• [WRITTEN INSTRUCTION]
Which lines hold the word "that"? Show each of them.

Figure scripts
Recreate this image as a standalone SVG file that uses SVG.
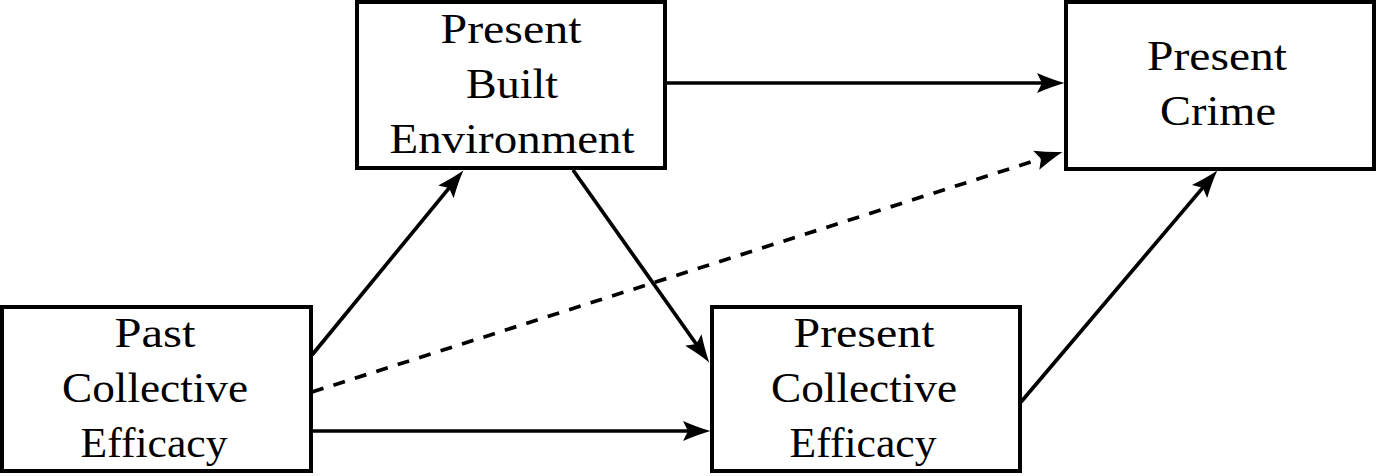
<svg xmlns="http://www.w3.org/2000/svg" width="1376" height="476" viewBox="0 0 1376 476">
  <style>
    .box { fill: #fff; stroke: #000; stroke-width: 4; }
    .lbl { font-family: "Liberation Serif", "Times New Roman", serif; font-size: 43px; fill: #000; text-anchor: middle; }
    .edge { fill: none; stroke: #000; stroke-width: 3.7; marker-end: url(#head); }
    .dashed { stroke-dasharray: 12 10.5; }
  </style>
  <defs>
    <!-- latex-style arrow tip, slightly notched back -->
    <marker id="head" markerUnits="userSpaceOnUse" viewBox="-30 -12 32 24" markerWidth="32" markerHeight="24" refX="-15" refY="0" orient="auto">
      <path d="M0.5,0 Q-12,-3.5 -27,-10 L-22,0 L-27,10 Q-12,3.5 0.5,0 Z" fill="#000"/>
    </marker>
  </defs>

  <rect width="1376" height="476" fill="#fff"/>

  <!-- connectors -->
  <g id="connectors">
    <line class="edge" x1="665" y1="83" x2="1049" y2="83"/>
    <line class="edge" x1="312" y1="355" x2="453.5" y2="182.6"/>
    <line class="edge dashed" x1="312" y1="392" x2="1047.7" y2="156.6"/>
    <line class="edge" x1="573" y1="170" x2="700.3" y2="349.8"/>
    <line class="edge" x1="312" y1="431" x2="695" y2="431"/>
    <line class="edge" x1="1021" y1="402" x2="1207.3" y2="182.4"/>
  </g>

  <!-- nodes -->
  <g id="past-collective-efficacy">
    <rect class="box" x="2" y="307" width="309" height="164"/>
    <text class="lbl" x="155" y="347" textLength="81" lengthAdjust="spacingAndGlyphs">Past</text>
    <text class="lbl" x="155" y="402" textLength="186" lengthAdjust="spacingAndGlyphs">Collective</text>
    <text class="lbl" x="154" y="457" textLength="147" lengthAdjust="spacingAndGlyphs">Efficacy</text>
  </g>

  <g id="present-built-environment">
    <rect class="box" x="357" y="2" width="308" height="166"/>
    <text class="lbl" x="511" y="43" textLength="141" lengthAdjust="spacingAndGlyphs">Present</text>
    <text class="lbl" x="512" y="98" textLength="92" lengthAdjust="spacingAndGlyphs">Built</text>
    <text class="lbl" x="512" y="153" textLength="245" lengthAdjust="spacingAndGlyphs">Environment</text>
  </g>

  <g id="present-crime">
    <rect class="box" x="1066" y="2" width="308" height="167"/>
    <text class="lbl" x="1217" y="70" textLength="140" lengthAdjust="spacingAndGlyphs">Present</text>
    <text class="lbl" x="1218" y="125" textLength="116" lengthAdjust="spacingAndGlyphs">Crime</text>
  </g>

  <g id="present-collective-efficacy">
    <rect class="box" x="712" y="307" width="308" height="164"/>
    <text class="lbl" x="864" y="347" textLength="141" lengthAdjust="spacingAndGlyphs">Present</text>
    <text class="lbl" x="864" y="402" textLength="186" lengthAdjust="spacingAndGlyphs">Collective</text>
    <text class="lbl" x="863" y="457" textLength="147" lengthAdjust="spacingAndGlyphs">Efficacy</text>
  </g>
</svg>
--
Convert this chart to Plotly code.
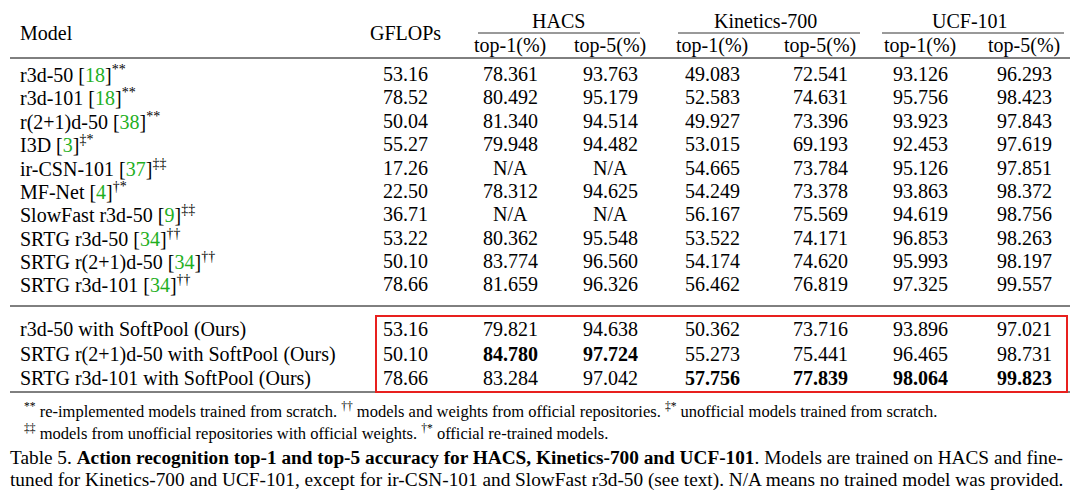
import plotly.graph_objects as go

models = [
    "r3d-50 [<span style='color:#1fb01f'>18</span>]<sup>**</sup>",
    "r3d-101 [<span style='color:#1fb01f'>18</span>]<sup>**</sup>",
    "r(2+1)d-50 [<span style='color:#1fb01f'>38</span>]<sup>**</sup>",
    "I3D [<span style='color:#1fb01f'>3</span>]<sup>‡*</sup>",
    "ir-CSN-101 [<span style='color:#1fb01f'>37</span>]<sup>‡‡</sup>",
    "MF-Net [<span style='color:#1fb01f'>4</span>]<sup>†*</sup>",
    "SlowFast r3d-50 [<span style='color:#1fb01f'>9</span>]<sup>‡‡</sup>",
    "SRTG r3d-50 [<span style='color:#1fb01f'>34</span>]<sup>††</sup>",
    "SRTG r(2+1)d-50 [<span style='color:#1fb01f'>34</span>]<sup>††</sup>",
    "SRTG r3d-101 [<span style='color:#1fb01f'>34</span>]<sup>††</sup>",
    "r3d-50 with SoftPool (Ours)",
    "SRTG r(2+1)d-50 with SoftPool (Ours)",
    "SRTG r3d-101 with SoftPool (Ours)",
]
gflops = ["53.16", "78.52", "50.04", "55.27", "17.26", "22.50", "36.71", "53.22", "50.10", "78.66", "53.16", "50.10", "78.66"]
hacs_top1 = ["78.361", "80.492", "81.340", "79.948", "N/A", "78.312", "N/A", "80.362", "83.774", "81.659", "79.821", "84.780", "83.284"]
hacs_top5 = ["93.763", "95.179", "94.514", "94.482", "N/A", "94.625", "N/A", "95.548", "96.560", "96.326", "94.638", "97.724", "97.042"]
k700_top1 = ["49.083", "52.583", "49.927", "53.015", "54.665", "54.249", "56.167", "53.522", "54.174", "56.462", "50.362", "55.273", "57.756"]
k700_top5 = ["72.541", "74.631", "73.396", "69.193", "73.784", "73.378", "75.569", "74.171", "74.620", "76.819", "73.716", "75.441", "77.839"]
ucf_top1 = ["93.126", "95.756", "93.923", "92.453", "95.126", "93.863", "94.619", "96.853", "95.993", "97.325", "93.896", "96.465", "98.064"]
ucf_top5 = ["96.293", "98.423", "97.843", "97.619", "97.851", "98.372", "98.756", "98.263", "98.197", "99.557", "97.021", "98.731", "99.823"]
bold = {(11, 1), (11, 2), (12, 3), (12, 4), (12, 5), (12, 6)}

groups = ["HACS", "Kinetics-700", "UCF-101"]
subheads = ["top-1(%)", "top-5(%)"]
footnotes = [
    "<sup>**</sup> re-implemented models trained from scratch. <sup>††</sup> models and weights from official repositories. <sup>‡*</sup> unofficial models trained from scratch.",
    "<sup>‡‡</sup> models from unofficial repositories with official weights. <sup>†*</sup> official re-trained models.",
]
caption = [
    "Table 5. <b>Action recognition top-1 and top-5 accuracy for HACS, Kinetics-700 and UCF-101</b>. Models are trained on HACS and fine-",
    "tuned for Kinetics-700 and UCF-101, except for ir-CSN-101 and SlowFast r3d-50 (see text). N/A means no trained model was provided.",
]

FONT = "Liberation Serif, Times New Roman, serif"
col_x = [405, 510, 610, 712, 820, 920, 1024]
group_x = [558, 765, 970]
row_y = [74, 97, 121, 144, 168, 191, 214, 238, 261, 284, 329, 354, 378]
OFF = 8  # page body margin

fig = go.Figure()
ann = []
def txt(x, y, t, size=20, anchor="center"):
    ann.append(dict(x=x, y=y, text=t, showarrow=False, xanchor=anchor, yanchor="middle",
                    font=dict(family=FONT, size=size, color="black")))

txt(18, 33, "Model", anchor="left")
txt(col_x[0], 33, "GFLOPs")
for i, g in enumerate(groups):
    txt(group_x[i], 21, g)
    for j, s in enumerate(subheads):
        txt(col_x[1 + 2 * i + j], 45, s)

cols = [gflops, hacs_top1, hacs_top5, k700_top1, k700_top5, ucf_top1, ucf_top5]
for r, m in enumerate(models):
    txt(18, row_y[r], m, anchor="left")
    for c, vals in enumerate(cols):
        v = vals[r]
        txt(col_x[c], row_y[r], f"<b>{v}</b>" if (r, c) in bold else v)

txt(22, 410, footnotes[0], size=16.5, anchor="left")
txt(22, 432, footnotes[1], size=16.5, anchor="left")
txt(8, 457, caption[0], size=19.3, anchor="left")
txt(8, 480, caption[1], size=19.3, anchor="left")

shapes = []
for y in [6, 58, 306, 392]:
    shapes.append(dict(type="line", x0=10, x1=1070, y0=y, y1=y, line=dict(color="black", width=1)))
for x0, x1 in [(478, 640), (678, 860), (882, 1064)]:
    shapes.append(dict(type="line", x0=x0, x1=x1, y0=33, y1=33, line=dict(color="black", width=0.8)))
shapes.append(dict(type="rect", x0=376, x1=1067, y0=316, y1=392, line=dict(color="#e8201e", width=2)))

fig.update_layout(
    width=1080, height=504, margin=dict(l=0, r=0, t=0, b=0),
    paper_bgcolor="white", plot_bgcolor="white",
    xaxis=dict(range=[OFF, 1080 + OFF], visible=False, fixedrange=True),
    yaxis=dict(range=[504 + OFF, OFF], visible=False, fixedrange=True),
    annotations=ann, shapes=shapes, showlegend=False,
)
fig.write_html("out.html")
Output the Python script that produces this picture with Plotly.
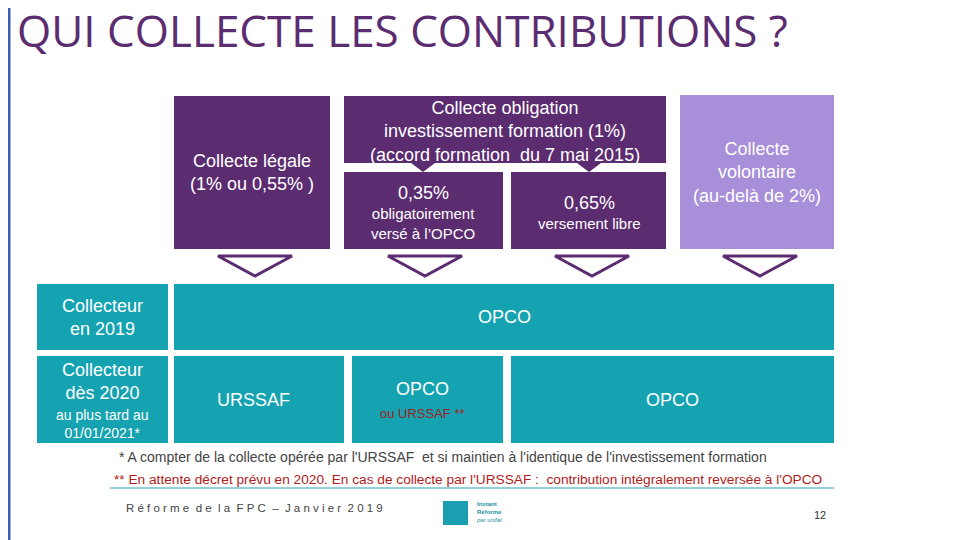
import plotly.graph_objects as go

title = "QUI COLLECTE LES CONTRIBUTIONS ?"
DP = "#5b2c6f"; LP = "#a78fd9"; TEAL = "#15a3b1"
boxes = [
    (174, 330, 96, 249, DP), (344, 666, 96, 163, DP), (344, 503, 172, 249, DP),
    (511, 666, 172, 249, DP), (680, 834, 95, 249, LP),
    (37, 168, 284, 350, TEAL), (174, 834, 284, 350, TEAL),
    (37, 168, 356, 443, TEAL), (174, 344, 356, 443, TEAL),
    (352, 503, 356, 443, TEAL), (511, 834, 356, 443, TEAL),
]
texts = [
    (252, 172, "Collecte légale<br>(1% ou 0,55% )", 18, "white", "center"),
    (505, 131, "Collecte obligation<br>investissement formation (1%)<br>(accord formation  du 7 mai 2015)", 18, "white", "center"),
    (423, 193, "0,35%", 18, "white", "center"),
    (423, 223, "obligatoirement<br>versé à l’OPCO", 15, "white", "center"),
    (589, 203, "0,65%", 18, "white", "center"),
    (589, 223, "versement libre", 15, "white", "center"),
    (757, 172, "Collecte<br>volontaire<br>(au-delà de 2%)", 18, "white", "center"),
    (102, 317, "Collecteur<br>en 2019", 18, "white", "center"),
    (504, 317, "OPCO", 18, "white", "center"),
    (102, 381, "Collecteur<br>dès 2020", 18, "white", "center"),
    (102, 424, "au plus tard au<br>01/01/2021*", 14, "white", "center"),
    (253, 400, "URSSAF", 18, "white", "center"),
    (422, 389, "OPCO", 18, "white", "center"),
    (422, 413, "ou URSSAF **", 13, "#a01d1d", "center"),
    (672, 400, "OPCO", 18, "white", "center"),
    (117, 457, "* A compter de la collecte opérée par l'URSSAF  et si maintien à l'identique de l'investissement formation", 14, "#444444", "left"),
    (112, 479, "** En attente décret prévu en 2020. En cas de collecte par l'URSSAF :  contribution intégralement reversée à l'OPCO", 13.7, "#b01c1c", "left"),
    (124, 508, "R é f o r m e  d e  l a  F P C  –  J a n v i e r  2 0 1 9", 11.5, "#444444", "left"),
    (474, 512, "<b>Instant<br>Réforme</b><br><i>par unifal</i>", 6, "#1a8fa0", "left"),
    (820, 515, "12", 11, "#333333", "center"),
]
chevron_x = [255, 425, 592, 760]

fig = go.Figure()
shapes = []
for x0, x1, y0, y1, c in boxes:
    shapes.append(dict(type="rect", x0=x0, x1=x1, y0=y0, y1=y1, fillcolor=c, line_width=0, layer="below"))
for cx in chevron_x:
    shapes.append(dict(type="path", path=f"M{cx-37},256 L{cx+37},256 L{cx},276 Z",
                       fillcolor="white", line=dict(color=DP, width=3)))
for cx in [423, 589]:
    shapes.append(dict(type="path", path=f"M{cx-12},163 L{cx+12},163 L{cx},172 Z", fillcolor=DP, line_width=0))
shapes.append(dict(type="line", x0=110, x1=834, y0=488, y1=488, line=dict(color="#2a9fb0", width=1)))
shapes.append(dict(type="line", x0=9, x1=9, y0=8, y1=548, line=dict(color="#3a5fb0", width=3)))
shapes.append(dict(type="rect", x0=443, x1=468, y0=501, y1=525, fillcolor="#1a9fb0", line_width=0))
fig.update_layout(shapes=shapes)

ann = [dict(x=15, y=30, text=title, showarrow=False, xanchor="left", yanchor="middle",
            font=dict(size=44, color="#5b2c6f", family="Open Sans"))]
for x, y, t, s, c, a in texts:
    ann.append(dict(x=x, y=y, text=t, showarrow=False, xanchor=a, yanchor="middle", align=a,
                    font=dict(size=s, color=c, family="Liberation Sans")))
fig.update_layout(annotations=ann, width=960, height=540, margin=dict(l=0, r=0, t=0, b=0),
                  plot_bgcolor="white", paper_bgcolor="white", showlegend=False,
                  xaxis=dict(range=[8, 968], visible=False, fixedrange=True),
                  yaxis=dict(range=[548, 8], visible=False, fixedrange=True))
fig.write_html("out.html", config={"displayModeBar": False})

• [ANSWER TO THE TASK]
Recreate this image as a standalone SVG file that uses SVG.
Output the Python script that produces this picture with Plotly.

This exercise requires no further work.